Launch of PREDICT project
NARROWING THE ENERGY PERFORMANCE GAP IN BUILDING ENERGY ASSESSMENT RATINGS
A central tenet of the Energy Performance of Building Directive (EPBD) is to accurately inform; (i) Building owners, to create a bottom-up consumer-driven demand market for energy efficient buildings, thereby accelerating reduction of energy consumed by European building stocks, and (ii) policy makers, leading to effective top-down interventions.
The directive mandates comparable Energy Performance Certificates (EPCs) for buildings constructed sold or leased across the European Union (EU).
EPCs have become the foremost source of information on energy use in EU building stocks and are a crucial instrument of the EPBD. However, an acknowledged barrier to realising the ambitions of accurately informing the building owner and policy, is the energy performance gap between the EPC rated and actual building energy consumption.
The PREDICT project, which launched mid-2024, funded by the Sustainable Energy Authority of Ireland (SEAI), aims to address this energy performance gap.
‘PREDICT’ stands for PRedicting Energy using Dynamic Indicators in a Calibrated Tool. The means of addressing the energy performance gap between theoretical rated energy and actual energy is through the creation of an adaptive in-use factor (IUF) tool to predict occupied building energy use for both commercial buildings and residential buildings.
Inherent in all EPC methodologies are trade-offs between reproducibility, accuracy, assessor expertise and costs. Since input data is often based on worst-case default and standardised operating conditions; the results outputted by EPC methodologies can only offer an estimation of the actual building energy consumption. This level of standardisation, common across EPC methodologies, allows for a degree of consistency in building assessments but a lack of specificity for individual buildings. Indeed, there can be a major gap between theoretical and actual measured energy consumed in buildings when occupied by real people.

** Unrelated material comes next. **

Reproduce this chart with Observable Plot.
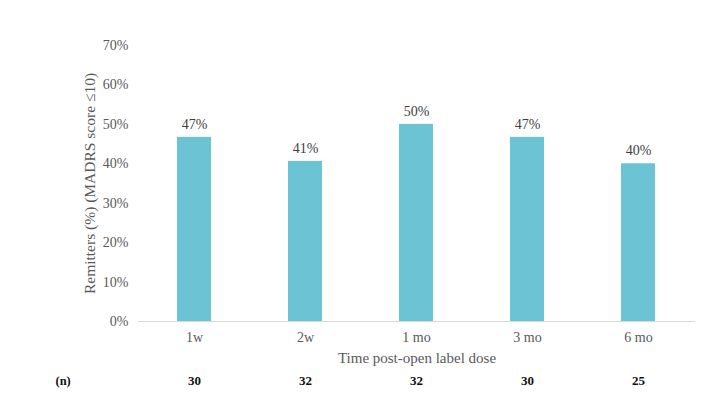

In the project, the relative influence of building energy use parameters will be established by EPC calculation, by use of dynamic simulation models of representative archetype digital twins, informed by measured field data over a weather year. Using parametric analysis, the stochastic influence of occupancy types and profiles will be quantified. The resultant data will be used to create the IUF tool
This project will use large datasets from SEAI projects to define and validate the IUF based on monitored data, surveys, interviews, and calibrated physics models. The development of an in-use factor will enable the provision of a personalised roadmap for homeowners on how to upgrade their home leading to better informed costs and more realistic payback periods on investment.
EPCs and resultant EPC databases are also used as inputs to national stock models leading to climate policy, meaning that an improved EPC scheme will lead to better, more targeted, policy. In turn, this can feed into standards and guidance for retrofit by identifying key energy performance factors while quantifying the affect of behaviour on energy use and energy ratings. Better information also supports the estimation of required exchequer funding for retrofit and applications for funding from Europe.
The current, and first, phase of the project is the development of a consolidated open access database on Irish housing which will be published in the coming months here: https://zenodo.org/communities/predict/about. This will be based initially on comprehensive monitored data acquired by existing and past projects led by research team members. Through analysis of the information within distinct databases, PREDICT will generate best practice protocols for the generation of such data in future projects, issuing guidance on how future research projects can follow a standardised best-practice approach.
PREDICT is a 3-year Project funded by the SEAI National Energy Research Development and Demonstration (RD&D) fund grant number 23/RDD/1046.
It is led by TU Dublin partnering with the University of Galway, IES R&D, Tyndall, and collaborating with DCSix Technologies and the Irish Green Building Council as well as multiple other partners through the Commerical Steering Committee including IN2 Engineering, The Office of Public Works, and Building Design Partnership (BDP).